[START OF Dataset content]

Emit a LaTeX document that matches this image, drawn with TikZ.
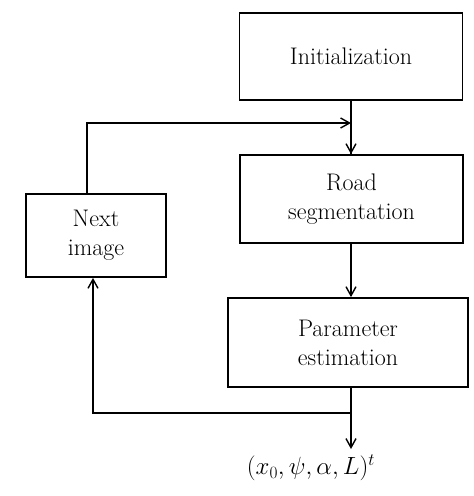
\documentclass[tikz,border=0pt]{standalone}
\usetikzlibrary{arrows.meta}
\begin{document}
\begin{tikzpicture}[x=1pt,y=-1pt,
  box/.style={draw,line width=1.8pt,inner sep=0pt,align=center,font=\fontsize{24}{29}\selectfont},
  conn/.style={line width=1.6pt},
  arr/.style={conn,-{Straight Barb[length=9pt,width=10pt,line width=1.4pt]}}]
\useasboundingbox (0,0) rectangle (474,496);
\node[box,minimum width=223pt,minimum height=87pt] (init) at (351,56.5) {Initialization};
\node[box,minimum width=223pt,minimum height=88pt] (road) at (351.5,199) {Road\\segmentation};
\node[box,minimum width=140pt,minimum height=83pt] (next) at (96,235.5) {Next\\image};
\node[box,minimum width=240pt,minimum height=89pt] (param) at (348,342.5) {Parameter\\estimation};
\node[font=\fontsize{24}{28}\selectfont,inner sep=0pt] (out) at (311,468) {$(x_0,\psi,\alpha,L)^t$};
\coordinate (j1) at (351,123);
\coordinate (j2) at (351,413);
\coordinate (cA) at (87,123);
\coordinate (cB) at (93,413);
\coordinate (e) at (351,449);
\draw[conn] (init.south -| j1) -- (road.north -| j1);
\draw[arr] (j1) -- (road.north -| j1);
\draw[arr] (cA |- next.north) -- (cA) -- (j1);
\draw[arr] (road.south -| j1) -- (param.north -| j1);
\draw[arr] (param.south -| j2) -- (e);
\draw[arr] (j2) -- (cB) -- (cB |- next.south);
\end{tikzpicture}
\end{document}
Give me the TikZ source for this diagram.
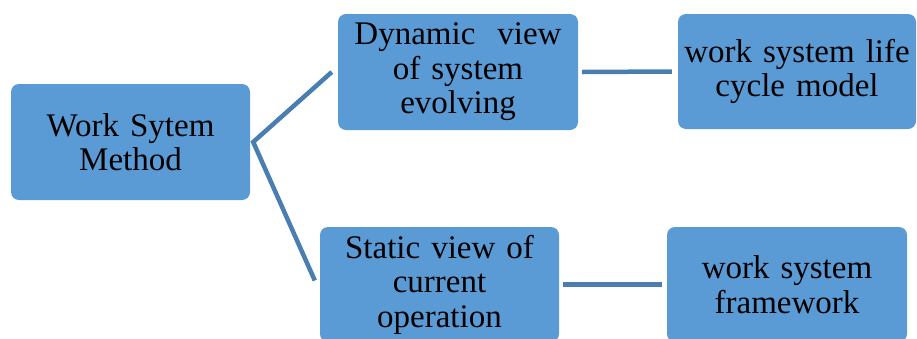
\documentclass[tikz,border=0pt]{standalone}
\usepackage{fontspec}
\newfontfamily\boxfont[Extension=.ttf, UprightFont=LiberationSerif-Regular]{LiberationSerif}
\definecolor{boxfill}{HTML}{5B9BD5}
\definecolor{linkblue}{HTML}{4A7EB1}
\begin{document}
\begin{tikzpicture}[x=1pt,y=-1pt,
  box/.style={rectangle, rounded corners=8pt, fill=boxfill, draw=none,
    inner sep=0pt, align=center,
    font=\boxfont\fontsize{33}{34.5}\selectfont},
  link/.style={draw=linkblue, line width=4.5pt, line join=miter}]
\useasboundingbox (0,0) rectangle (917,338);
\clip (0,0) rectangle (917,338);

% boxes
\node[box, minimum width=239pt, minimum height=116pt, text width=225pt] (wsm) at (130.5,142) {Work Sytem\\Method};
\node[box, minimum width=240pt, minimum height=116pt, text width=226pt] (dyn) at (458,72) {Dynamic\ \ view\\of system\\evolving};
\node[box, minimum width=238pt, minimum height=115pt, text width=232pt] (life) at (797,71.5) {work system life\\cycle model};
\node[box, minimum width=239pt, minimum height=115pt, text width=226pt] (stat) at (439.5,284.5) {Static view of\\current\\operation};
\node[box, minimum width=240pt, minimum height=115pt, text width=226pt] (frame) at (787,284.5) {work system\\framework};

% connectors
\coordinate (fork) at ([xshift=3pt]wsm.east);
\draw[link] ([xshift=-6pt]dyn.west) -- (fork) -- ([xshift=-5pt,yshift=4pt]stat.west);
\draw[link] ([xshift=4pt]dyn.east) -- ([xshift=-6pt]life.west);
\draw[link] ([xshift=4pt]stat.east) -- ([xshift=-5pt]frame.west);
\end{tikzpicture}
\end{document}
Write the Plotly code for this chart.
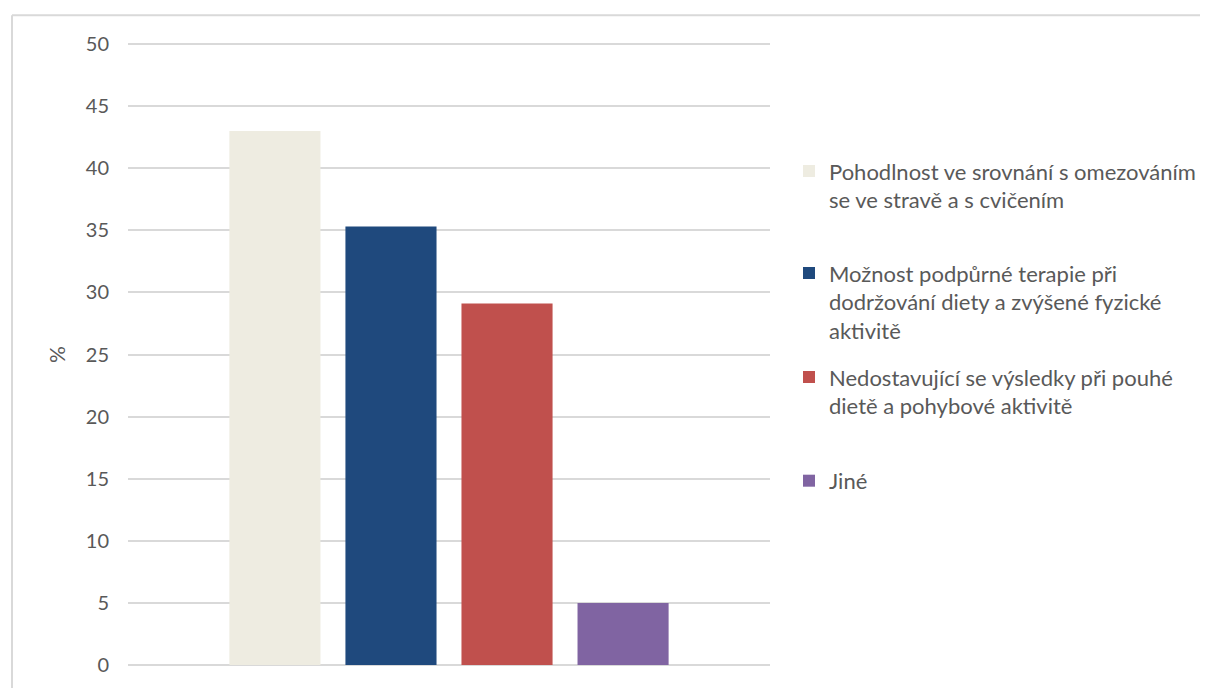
import plotly.graph_objects as go

categories = [""]
series_names = [
    "Pohodlnost ve srovnání s omezováním<br>se ve stravě a s cvičením",
    "Možnost podpůrné terapie při<br>dodržování diety a zvýšené fyzické<br>aktivitě",
    "Nedostavující se výsledky při pouhé<br>dietě a pohybové aktivitě",
    "Jiné",
]
series_values = [43.0, 35.3, 29.1, 5.0]
series_colors = ["#EEECE1", "#1F497D", "#C0504D", "#8064A2"]
y_ticks = [0, 5, 10, 15, 20, 25, 30, 35, 40, 45, 50]

FONT = "Lato, 'Open Sans', sans-serif"
TXT = "#595959"

# page body has an 8px margin; work in reference pixel coords, then shift
OFF = 8
W, H = 1208, 688 - OFF
PX = 624 / 50.0           # pixels per unit
PAD = 2                   # px of padding so edge gridlines are drawn
L, R = 128 - OFF, 770 - OFF
T, B = 44 - OFF - PAD, 668 - OFF + PAD
PH = B - T
PW = R - L

def fy(ref_y):
    return ((B + OFF) - ref_y) / PH

def fx(ref_x):
    return (ref_x - (L + OFF)) / PW

legend_centers = [186.5, 303, 393.5, 483]
legend_ids = ["legend", "legend2", "legend3", "legend4"]

fig = go.Figure()
for name, val, col, lid in zip(series_names, series_values, series_colors, legend_ids):
    fig.add_trace(go.Bar(
        x=categories, y=[val], name=name,
        marker=dict(color=col, line=dict(width=0)),
        legend=lid,
    ))

legend_common = dict(
    xanchor="left", x=fx(789), yanchor="middle", valign="top",
    font=dict(size=22, color=TXT, family=FONT),
    itemwidth=30, bgcolor="rgba(0,0,0,0)",
)

layout_legends = {}
for lid, c in zip(legend_ids, legend_centers):
    layout_legends[lid] = dict(legend_common, y=fy(c))

fig.update_layout(
    width=W, height=H,
    margin=dict(l=L, r=W - R, t=T, b=H - B, pad=0),
    paper_bgcolor="white", plot_bgcolor="white",
    barmode="group", bargap=0.277, bargroupgap=0.215,
    font=dict(family=FONT, color=TXT, size=20),
    showlegend=True,
    xaxis=dict(showticklabels=False, showgrid=False, zeroline=False, showline=False, ticks=""),
    yaxis=dict(
        range=[-PAD / PX, 50 + PAD / PX], tickvals=y_ticks, showgrid=True,
        gridcolor="#D9D9D9", gridwidth=1.6,
        zeroline=False, showline=False, ticks="",
        tickfont=dict(size=20, color=TXT, family=FONT),
        ticklabelstandoff=18,
        title=dict(text="%", font=dict(size=21, color=TXT, family=FONT), standoff=14),
    ),
    shapes=[
        dict(type="line", xref="paper", yref="paper",
             x0=fx(12), x1=fx(1400), y0=fy(15), y1=fy(15),
             line=dict(color="#D9D9D9", width=2)),
        dict(type="line", xref="paper", yref="paper",
             x0=fx(12), x1=fx(12), y0=fy(15), y1=fy(900),
             line=dict(color="#D9D9D9", width=2)),
    ],
    **layout_legends,
)

fig.write_html("out.html")
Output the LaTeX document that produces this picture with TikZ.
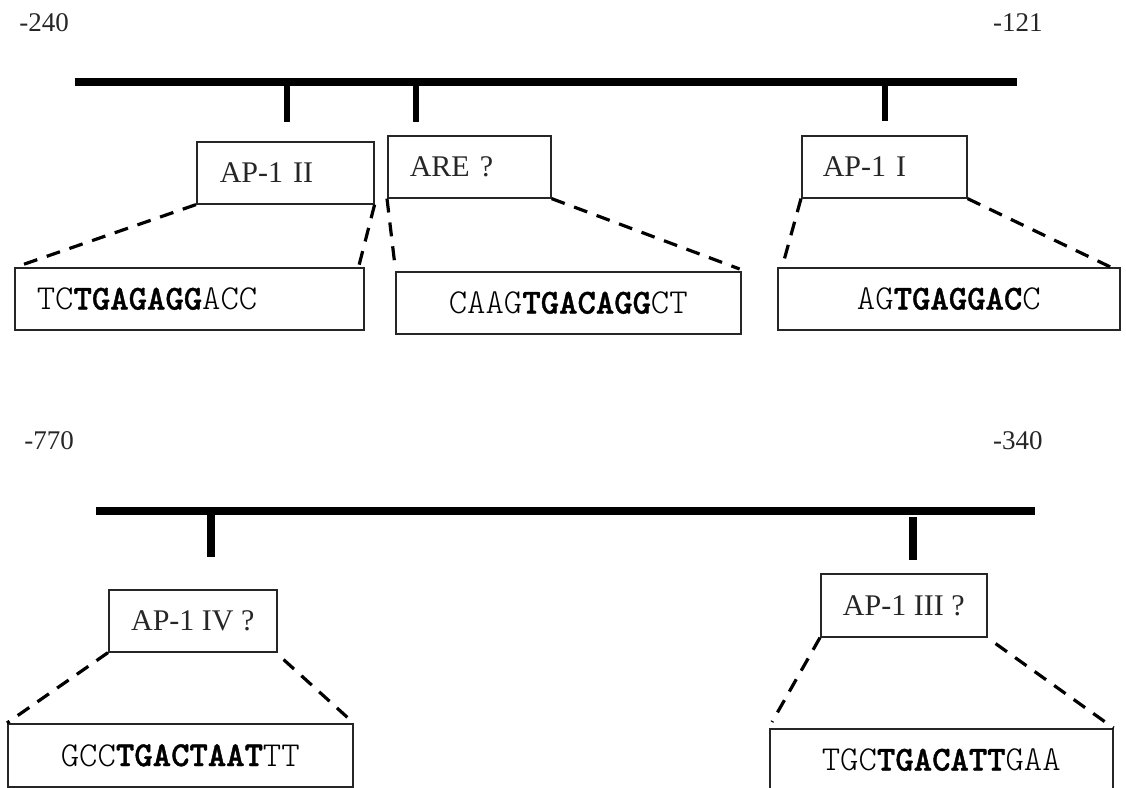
\documentclass[tikz,border=0pt]{standalone}
\usepackage{fontspec}
\setmainfont{Liberation Serif}
\setmonofont{lmmonolt10-regular.otf}[BoldFont=lmmonolt10-bold.otf, BoldFeatures={FakeBold=1.1}]
\usetikzlibrary{calc}
\begin{document}
\begin{tikzpicture}[x=0.5pt,y=-0.5pt,
  box/.style={draw=black!85, line width=0.8pt, rectangle, inner ysep=0pt, inner xsep=0pt, anchor=north west, font=\fontsize{15}{18}\selectfont, text=black!85},
  seqbox/.style={draw=black!85, line width=0.8pt, rectangle, inner ysep=0pt, inner xsep=0pt, anchor=north west, font=\ttfamily\fontsize{17.5}{20}\selectfont, text=black},
  num/.style={font=\fontsize{13.5}{16}\selectfont, text=black!85, inner sep=0pt},
  bar/.style={line width=4pt, black},
  tickline/.style={line width=3pt, black},
  tickthick/.style={line width=4pt, black},
  zoomline/.style={line width=1.6pt, black, dash pattern=on 7pt off 5pt}
]
\useasboundingbox (0,0) rectangle (1126,788);

% position labels
\node[num, anchor=base west] (n240) at (19,31) {-240};
\node[num, anchor=base east] (n121) at (1043,31) {-121};
\node[num, anchor=base west] (n770) at (24,449) {-770};
\node[num, anchor=base east] (n340) at (1043,449) {-340};

% top sequence bar and ticks
\coordinate (L1a) at (75,82);
\coordinate (L1b) at (1017,82);
\draw[bar] (L1a) -- (L1b);
\coordinate (k1a) at (287,82); \coordinate (k1b) at (287,122);
\coordinate (k2a) at (416,82); \coordinate (k2b) at (416,122);
\coordinate (k3a) at (885,82); \coordinate (k3b) at (885,121);
\draw[tickline] (k1a) -- (k1b);
\draw[tickline] (k2a) -- (k2b);
\draw[tickline] (k3a) -- (k3b);

% top boxes
\node[box, minimum width=88.5pt, minimum height=31pt, inner xsep=11.5pt, text width=65.5pt, align=left] (ap2) at (196,141) {AP-1 II};
\node[box, minimum width=81.5pt, minimum height=31pt, inner xsep=11pt, text width=59.5pt, align=left] (are) at (387,135) {ARE ?};
\node[box, minimum width=82.5pt, minimum height=31pt, inner xsep=10.5pt, text width=61.5pt, align=left] (ap1) at (801,135) {AP-1 I};

\node[seqbox, minimum width=174.5pt, minimum height=31pt, inner xsep=11pt, text width=152.5pt, align=left] (s1) at (14,267) {TC\textbf{TGAGAGG}ACC};
\node[seqbox, minimum width=172.5pt, minimum height=31pt] (s2) at (395,271) {CAAG\textbf{TGACAGG}CT};
\node[seqbox, minimum width=171pt, minimum height=31pt] (s3) at (777,267) {AG\textbf{TGAGGAC}C};

\draw[zoomline] (ap2.south west) -- ($(s1.north west)+(2,0)$);
\draw[zoomline] (ap2.south east) -- ($(s1.north east)+(-6,0)$);
\draw[zoomline] (are.south west) -- ($(s2.north west)+(0,-5)$);
\draw[zoomline] (are.south east) -- ($(s2.north east)+(-2,-2)$);
\draw[zoomline] (ap1.south west) -- ($(s3.north west)+(6,-3)$);
\draw[zoomline] (ap1.south east) -- ($(s3.north east)+(-6,2)$);

% bottom sequence bar and ticks
\coordinate (L2a) at (96,511);
\coordinate (L2b) at (1035,511);
\draw[bar] (L2a) -- (L2b);
\coordinate (k4a) at (211,511); \coordinate (k4b) at (211,557);
\coordinate (k5a) at (913,517); \coordinate (k5b) at (913,560);
\draw[tickthick] (k4a) -- (k4b);
\draw[tickthick] (k5a) -- (k5b);

\node[box, minimum width=84pt, minimum height=31pt] (ap4) at (108,589) {AP-1 IV ?};
\node[box, minimum width=83pt, minimum height=31.5pt] (ap3) at (820,573) {AP-1 III ?};

\node[seqbox, minimum width=172.5pt, minimum height=31.5pt] (s4) at (7,723) {GCC\textbf{TGACTAAT}TT};
\node[seqbox, minimum width=171.5pt, minimum height=31pt] (s5) at (769,728) {TGC\textbf{TGACATT}GAA};

\draw[zoomline] (ap4.south west) -- (s4.north west);
\draw[zoomline] ($(ap4.south east)+(6,7)$) -- (s4.north east);
\draw[zoomline] (ap3.south west) -- ($(s5.north west)+(3,-6)$);
\draw[zoomline] ($(ap3.south east)+(8,6)$) -- (s5.north east);
\end{tikzpicture}
\end{document}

[END OF Dataset content]

:: Instruction ::
Scan the data for the word "drawn" and copy every line where it shows up.

:: Expected output ::
Emit a LaTeX document that matches this image, drawn with TikZ.
PAD = 2                   # px of padding so edge gridlines are drawn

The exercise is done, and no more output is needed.